By contrast, ABCs and Chinese-Americans who immigrated as children grew up dealing with anti-Chinese racism. When they hear Trump bashing China, they are more likely to hear it as an attack against themselves.
That said, every voter’s thinking is unique, which becomes clear in interviews like these.
This makes sense to me because it does not apply only to Chinese-Americans; as far as I can tell, it applies to any ethnic group in the United States which has a large proportion of living immigrants.
Most ethnic groups’ opinions of the CCP aren’t so fervent. But they often have their own equivalents.
Take, for example, my mother. She has spent over half of her life in the USA, yet the politics of where she grew up, not American politics, shapes much her voting behavior. I don’t just see this in my mother; I can see the political divide among my cousins between those who immigrated as adults and those who immigrated as children or were born in the United States.
This article about Asian-American voters also shows this pattern. I quote:
Vietnam has had a long, contentious relationship with China, spanning thousands of years, before the French occupied the country in the late 1800s. Its history is lined with several periods of Chinese colonization. Animosity toward Beijing only persisted with a series of bloody border wars in the late 1970s. Today, tensions still reverberate throughout the region, even though relations between the two countries were normalized in 1991. Last year, a Chinese survey vessel engaged in a standoff with Vietnamese ships after it entered Vietnam’s exclusive economic zone.
“It’s kind of part of the Vietnamese identity to be anti-China only as a former annexed state of China,” Thi said. “This relationship continues with China’s conflicts with Vietnam over borders and fishing rights and various things. … And many people right now fear that China will swallow Vietnam unless a strong leader stands up to them.”
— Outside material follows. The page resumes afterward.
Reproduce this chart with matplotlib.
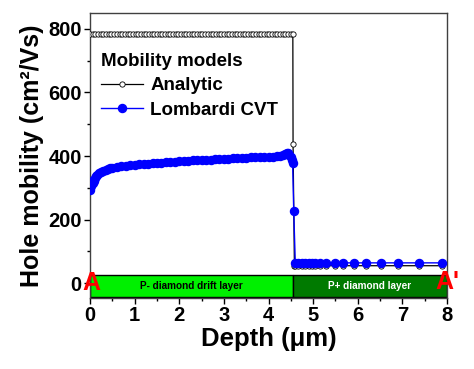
import numpy as np
import matplotlib
matplotlib.use("Agg")
import matplotlib.pyplot as plt

plt.rcParams['font.family'] = ['Liberation Sans', 'DejaVu Sans']
plt.rcParams['font.weight'] = 'bold'

# Analytic model: flat in the P- layer, then a sharp drop
ana_x_drift = [0.00, 0.06, 0.12, 0.18, 0.24, 0.30, 0.36, 0.42, 0.48, 0.54, 0.60, 0.66,
               0.72, 0.78, 0.84, 0.90, 0.96, 1.02, 1.08, 1.14, 1.20, 1.26, 1.32, 1.38,
               1.44, 1.50, 1.56, 1.62, 1.68, 1.74, 1.80, 1.86, 1.92, 1.98, 2.04, 2.10,
               2.16, 2.22, 2.28, 2.34, 2.40, 2.46, 2.52, 2.58, 2.64, 2.70, 2.76, 2.82,
               2.88, 2.94, 3.00, 3.06, 3.12, 3.18, 3.24, 3.30, 3.36, 3.42, 3.48, 3.54,
               3.60, 3.66, 3.72, 3.78, 3.84, 3.90, 3.96, 4.02, 4.08, 4.14, 4.20, 4.26,
               4.32, 4.38, 4.44, 4.50, 4.545]
ana_y_drift = [785] * len(ana_x_drift)
ana_x_step = [4.55, 4.58]
ana_y_step = [438, 55]
tail_x = [4.60, 4.67, 4.75, 4.82, 4.90, 4.97, 5.04, 5.16, 5.29, 5.48, 5.68, 5.92,
          6.19, 6.53, 6.91, 7.38, 7.89]
ana_y_tail = [55] * len(tail_x)

# Lombardi CVT model
lom_x_drift = [0.00, 0.02, 0.04, 0.06, 0.08, 0.10, 0.13, 0.16, 0.20, 0.25, 0.30, 0.35,
               0.40, 0.45, 0.50, 0.60, 0.70, 0.80, 0.90, 1.00, 1.10, 1.20, 1.30, 1.40,
               1.50, 1.60, 1.70, 1.80, 1.90, 2.00, 2.10, 2.20, 2.30, 2.40, 2.50, 2.60,
               2.70, 2.80, 2.90, 3.00, 3.10, 3.20, 3.30, 3.40, 3.50, 3.60, 3.70, 3.80,
               3.90, 4.00, 4.10, 4.20, 4.26, 4.32, 4.37, 4.41, 4.44, 4.47, 4.50, 4.52,
               4.54]
lom_y_drift = [293, 305, 322, 316, 322, 330, 336, 341, 346, 350, 354, 357,
               359, 361, 363, 366, 368, 370, 371, 372, 374, 375, 376, 377,
               378, 379, 380, 381, 382, 383, 384, 385, 386, 387, 388, 388,
               389, 390, 391, 392, 392, 393, 394, 394, 395, 396, 396, 397,
               397, 397, 398, 399, 401, 403, 406, 409, 408, 403, 396, 388,
               378]
lom_x_step = [4.565]
lom_y_step = [228]
lom_y_tail = [64] * len(tail_x)

layer_names = ["P- diamond drift layer", "P+ diamond layer"]
layer_start = [0.0, 4.55]
layer_end = [4.55, 8.0]
layer_colors = ["#00f000", "#007a00"]
layer_text = ["black", "white"]

fig = plt.figure(figsize=(4.74, 3.69), dpi=100)
ax = fig.add_axes([0.19, 0.192, 0.753, 0.773])

# layer bar along the bottom
for name, s, e, c, tc in zip(layer_names, layer_start, layer_end, layer_colors, layer_text):
    ax.barh(-9.5, e - s, left=s, height=69, color=c, edgecolor='black', linewidth=1, zorder=1)
    ax.text((s + e) / 2, -9.5, name, ha='center', va='center', fontsize=7.2,
            color=tc, fontweight='bold', zorder=2)

ana_x = ana_x_drift + ana_x_step + tail_x
ana_y = ana_y_drift + ana_y_step + ana_y_tail
lom_x = lom_x_drift + lom_x_step + tail_x
lom_y = lom_y_drift + lom_y_step + lom_y_tail

ax.plot(ana_x, ana_y, '-o', color='black', lw=0.9, ms=3.8, mfc='white', mec='black',
        mew=0.6, label='Analytic', zorder=3)
ax.plot(lom_x, lom_y, '-o', color='blue', lw=1.0, ms=5.8, mfc='blue', mec='blue',
        label='Lombardi CVT', zorder=4)

ax.set_xlim(0, 8)
ax.set_ylim(-47, 850)
ax.set_xticks(range(0, 9))
ax.set_xticks(np.arange(0.5, 8, 1), minor=True)
ax.set_yticks([0, 200, 400, 600, 800])
ax.set_yticks([100, 300, 500, 700], minor=True)
ax.tick_params(which='major', direction='out', length=4, width=1, labelsize=14.5, pad=2)
ax.tick_params(which='minor', direction='out', length=2.5, width=1)
for lab in ax.get_xticklabels() + ax.get_yticklabels():
    lab.set_fontweight('bold')
for sp in ax.spines.values():
    sp.set_color('#404040')
    sp.set_linewidth(1.0)

ax.set_xlabel("Depth (\u03bcm)", fontsize=18.5, fontweight='bold', labelpad=1)
ax.set_ylabel("Hole mobility (cm\u00b2/Vs)", fontsize=18, fontweight='bold', labelpad=3)

ax.text(0.04, 0, "A", color='red', fontsize=18, fontweight='bold', ha='center',
        va='center', zorder=6, clip_on=False)
ax.text(8.0, 5, "A'", color='red', fontsize=18, fontweight='bold', ha='center',
        va='center', zorder=6, clip_on=False)

leg = ax.legend(title='Mobility models', loc='upper left', bbox_to_anchor=(0.0, 0.9),
                frameon=False, fontsize=13.5, title_fontsize=13.5, handlelength=2.2,
                handletextpad=0.4, labelspacing=0.4, borderaxespad=0.2)
leg.get_title().set_fontweight('bold')
leg._legend_box.align = 'left'
for t in leg.get_texts():
    t.set_fontweight('bold')

fig.savefig("out.png", dpi=100)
(By the way, I strongly recommend reading Thi Bui’s The Best We Could Do. I’m not Vietnamese, but if you changed some names and details, parts of her story sound like the stories of people from my family.)
Back in late 2016/early 2017, I read an article in which the journalist interviewed a Yemeni-American immigrant store owner who had voted for Trump. This surprised the journalist, considering Trump’s statements about both Muslims and immigrants. The store owner explained that he refused to vote for Hillary Clinton because of her ties to the Saudi regime. He hoped Trump might stop Saudi Arabia from attacking Yemen and imposing the artificial famine threatening Yemeni children, or at least withdraw American support from Saudi Arabia’s actions. To him, that was a more concrete threat than how Trump would treat American Muslims. Yemeni politics were more vivid for him than American politics. (As far as I know, Trump has done nothing to help Yemeni people who are likely to die of malnutrition because of Saudi Arabia’s blockade of food imports). I don’t know whether that store owner has raised children in the United States, but if so, my guess is that they were more likely to vote for Clinton.
My understanding of politics also comes from where I come from. When I lived in Taiwan, I couldn’t vote, but if I had, the political narratives I grew up with, which differ from Taiwanese political narratives, would have shaped my voting behavior. Some aspects of Taiwanese politics mystify people like me who grew up in the USA.
For example, when I lived in Taiwan, most indigenous people reliably voted for right-wing parties (this might have changed since I left Taiwan). In the United States, most indigenous voters are registered Democrats and much more likely to vote for Democrats than Republicans. According to American political paradigms, it does not make sense that indigenous people in Taiwan would overwhelmingly vote for right-wing parties. To make sense of that, I had to forget American politics and try seeing things from Taiwanese perspectives, especially indigenous peoples’ perspectives.
Taiwanese politicians also proposed making adult children legally obligated to financially support their elderly parents. This idea was unpopular in Taiwan, but the mere fact that politicians suggested such a thing blew my mind because it is so far outside the Overton window of American politics. Apparently, that’s within the Overton window of Taiwanese politics.
People who grow up in different places form different political narratives to guide their choices. Even within the same country, people’s political models differ. As someone who grew up in San Francisco, I have very different ideas about how politics work than my American relatives who have never lived in San Francisco. Heck, my ideas about how politics work are different even from San Franciscans who grew up elsewhere and moved here recently.
To understand voting behavior, especially the voting behavior of people who grew up outside of a particular country, consider the politics of where they reached political maturity.